Accordingly, they tend to interrogate all sources for reliability.

That being the case, they see history as a process of reconstruction (from fixed points) rather than explanation based upon inference. They are joining the dots.

Students may also successfully use technical language without understanding the underlying concepts.

Students at this stage may also fail to differentiate between (1) a biased account and (2) bias or prejudice within an account. For example, there is a difference between (1) Marxism Today reporting a Liberal Coalition response to a snap dock strike and (2) speeches made in Parliament by angry Liberal Coalition MPs. Some students just don't get this.

There is also a simplistic tendency to equate authenticity with reliability. Accordingly, precedence is given to primary (over secondary) sources.

For example, a memo signed by Adolf Hitler saying that the Battle of Britain was just a misunderstanding would, according to some adolescents, be more "reliable" than a chapter on that topic in a history of World War 2 by John Keegan - the world famous military historian

Finally, some students think that historians look for a true picture of the past, sorting out the historical wheat from the chaff.

Stage Three: evidence is a basis for inference about the past - history as part of a worked-out rational process

The student can now differentiate between information and evidence and needs some kind of scheme to guide him or her in evaluating source materials.

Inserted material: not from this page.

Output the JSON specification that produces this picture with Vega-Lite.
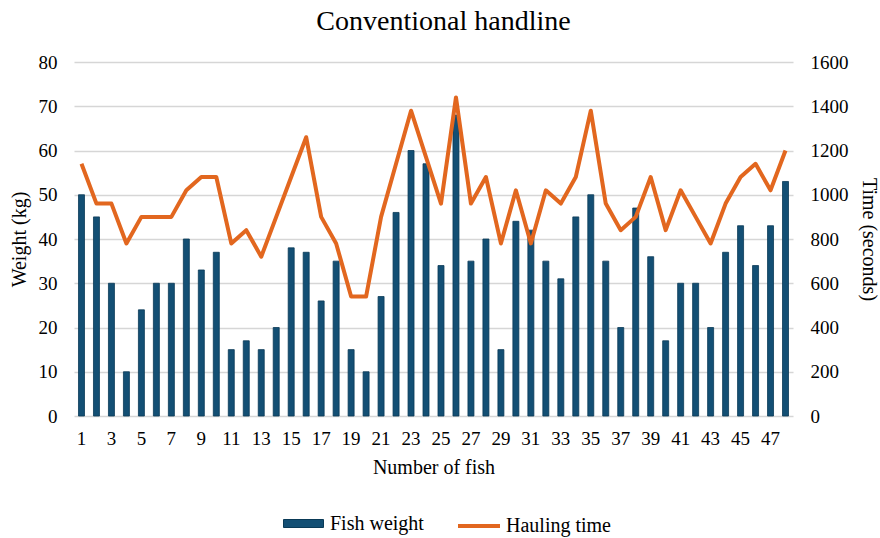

To deal with this problem, some students fall back on their preconceptions or on guidance from the teacher which they may announce as "deductions".

However, historical thinking is based more an adductive processes rather than mere deduction. One feature of adductive reasoning is uncertainty reduction.

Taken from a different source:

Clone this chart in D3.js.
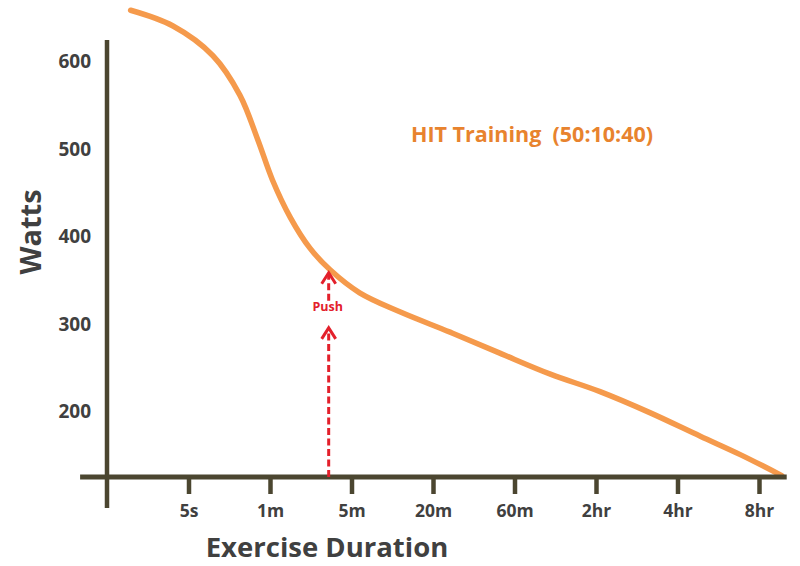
<!DOCTYPE html>
<html>
<head>
<meta charset="utf-8">
<script src="https://cdn.jsdelivr.net/npm/d3@7"></script>
<style>
  html, body { margin: 0; padding: 0; background: #ffffff; }
  svg { display: block; }
  text { font-family: "Open Sans", "Noto Sans", sans-serif; font-weight: bold; }
</style>
</head>
<body>
<svg id="chart" width="800" height="566"></svg>
<script>
// ---- data ----
const xLabels = ["5s", "1m", "5m", "20m", "60m", "2hr", "4hr", "8hr"];
const xTickPos = [1, 2, 3, 4, 5, 6, 7, 8];
const yTicks = [200, 300, 400, 500, 600];
const curveIdx   = [0.29, 0.81, 1.30, 1.63, 1.85, 2.03, 2.25, 2.49, 2.74, 3.10, 3.60, 4.21, 4.82, 5.44, 6.05, 6.66, 7.28, 7.77, 8.28];
const curveWatts = [659, 641, 607, 562, 511, 465, 422, 387, 362, 336, 314, 291, 267, 243, 223, 199, 172, 151, 127];
const seriesName = "HIT Training  (50:10:40)";
const pushIdx = 2.72;
const pushLower = [125.4, 297];
const pushUpper = [327, 360];
const pushLabel = "Push";
const xTitle = "Exercise Duration";
const yTitle = "Watts";

// ---- scales ----
const svg = d3.select("#chart");
const x = d3.scaleLinear().domain([0, 8]).range([107, 759]);
const y = d3.scaleLinear().domain([125.4, 625]).range([477, 40]);
const axisColor = "#4b4630";
const textColor = "#404040";
const orange = "#f59a4c";
const red = "#e3202b";

// curve
const line = d3.line()
  .x((d, i) => x(curveIdx[i]))
  .y(d => y(d))
  .curve(d3.curveCatmullRom.alpha(0.5));
svg.append("path")
  .datum(curveWatts)
  .attr("d", line)
  .attr("fill", "none")
  .attr("stroke", orange)
  .attr("stroke-width", 5.5)
  .attr("stroke-linecap", "round");

// y axis line
svg.append("line")
  .attr("x1", x(0)).attr("x2", x(0))
  .attr("y1", y(625)).attr("y2", y(125.4) + 31)
  .attr("stroke", axisColor).attr("stroke-width", 4.5);

// x axis line
svg.append("line")
  .attr("x1", x(-0.33)).attr("x2", x(8.34))
  .attr("y1", y(125.4)).attr("y2", y(125.4))
  .attr("stroke", axisColor).attr("stroke-width", 5);

// x axis ticks and labels
const xAxis = d3.axisBottom(x)
  .tickValues(xTickPos)
  .tickFormat((d, i) => xLabels[i])
  .tickSize(17)
  .tickPadding(11);
const gx = svg.append("g")
  .attr("transform", `translate(0,${y(125.4)})`)
  .call(xAxis);
gx.select(".domain").remove();
gx.selectAll(".tick line").attr("stroke", axisColor).attr("stroke-width", 4.5);
gx.selectAll(".tick text")
  .attr("fill", textColor)
  .style("font-size", "17.5px")
  .style("font-family", "'Open Sans', sans-serif")
  .style("font-weight", "bold");

// y axis labels
const yAxis = d3.axisLeft(y)
  .tickValues(yTicks)
  .tickSize(0)
  .tickPadding(16);
const gy = svg.append("g")
  .attr("transform", `translate(${x(0)},0)`)
  .call(yAxis);
gy.select(".domain").remove();
gy.selectAll(".tick text")
  .attr("fill", textColor)
  .style("font-size", "19px")
  .style("font-family", "'Open Sans', sans-serif")
  .style("font-weight", "bold");

// axis titles
svg.append("text")
  .attr("x", 327).attr("y", 557)
  .attr("text-anchor", "middle")
  .attr("fill", textColor)
  .style("font-size", "27.5px")
  .text(xTitle);
svg.append("text")
  .attr("transform", "translate(41,232) rotate(-90)")
  .attr("text-anchor", "middle")
  .attr("fill", textColor)
  .style("font-size", "29px")
  .text(yTitle);

// series label
svg.append("text")
  .attr("x", 411).attr("y", 142)
  .attr("fill", "#e8832e")
  .style("font-size", "21.5px")
  .style("white-space", "pre")
  .attr("xml:space", "preserve")
  .text(seriesName);

// push arrows
function dashedArrow(v0, v1) {
  svg.append("line")
    .attr("x1", x(pushIdx)).attr("x2", x(pushIdx))
    .attr("y1", y(v0)).attr("y2", y(v1) + 2)
    .attr("stroke", red).attr("stroke-width", 3)
    .attr("stroke-dasharray", "7,3.5");
  const tx = x(pushIdx), ty = y(v1);
  svg.append("path")
    .attr("d", `M${tx - 7},${ty + 12} L${tx},${ty + 1} L${tx + 7},${ty + 12}`)
    .attr("fill", "none")
    .attr("stroke", red).attr("stroke-width", 3)
    .attr("stroke-linejoin", "miter");
}
dashedArrow(pushLower[0], pushLower[1]);
dashedArrow(pushUpper[0], pushUpper[1]);
svg.append("text")
  .attr("x", x(pushIdx) - 1).attr("y", y(314) - 1)
  .attr("text-anchor", "middle")
  .attr("fill", red)
  .style("font-size", "12.5px")
  .text(pushLabel);
</script>
</body>
</html>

In other words, students (and historians) cannot be absolutely certain that historical reasoning will produce a single, cast-iron explanation. It can however produce an individually-arrived at explanation which has followed certain rules of evidence and interpretation. As one student has put it,

History "helps narrow the truth down". The eventual explanatory outcome is more or less justifiable.

In managing this "uncertainty principle" students may pose hypotheses and test them against the evidence.

Students at this stage see historians working to a methodology e.g. positing an initial hypothesis, trawling for evidence, positing a modified hypothesis and testing the hypothesis against discovered evidence.

On the other hand, students may still regard the search for hard "truth" as a key part of historical scholarship.

Stage Four: awareness of the historicity of evidence - history as a reconstruction of events - not just a description

At this stage students begin to realize that history is a reconstruction of events that may have facets unknown to the participants in the historical events under discussion. Students also may grasp the unique (non-replicable) nature of historical events and the need for some kind of contextual framework outside the immediate evidence - tracking back and across.

However at Stage Four an adolescent may regard immediate context as relevant and is often puzzled by the relevance of a broad range of wider contexts (backgrounding) which might normally be looked for by an historian or by a more sophisticated lay person. Students may have difficulty in interpreting background sourcing as secondary evidence even when identified as such.

Finally, students at this stage tend to use this kind of (contextual) background information to pose stock questions about origin and status of sources. This is a continuation of the idea that reliability of sources is paramount - rather than meaning and context of sources.

To deal with these points outlined in Stage Four a teacher might:

  • Present background information as secondary source material - not as "extra-evidential" i.e, outside the evidence framework.
  • Introduce separate exercises using primary sources, secondary sources and primary/secondary sources and discuss how these sources might be used.
  • Realise that background material comes in different categories and has different applications e.g. background to the sources, background to the topic, widening horizons with cultural or economic background.
  • Limit - and select carefully - background information to avoid swamping with information.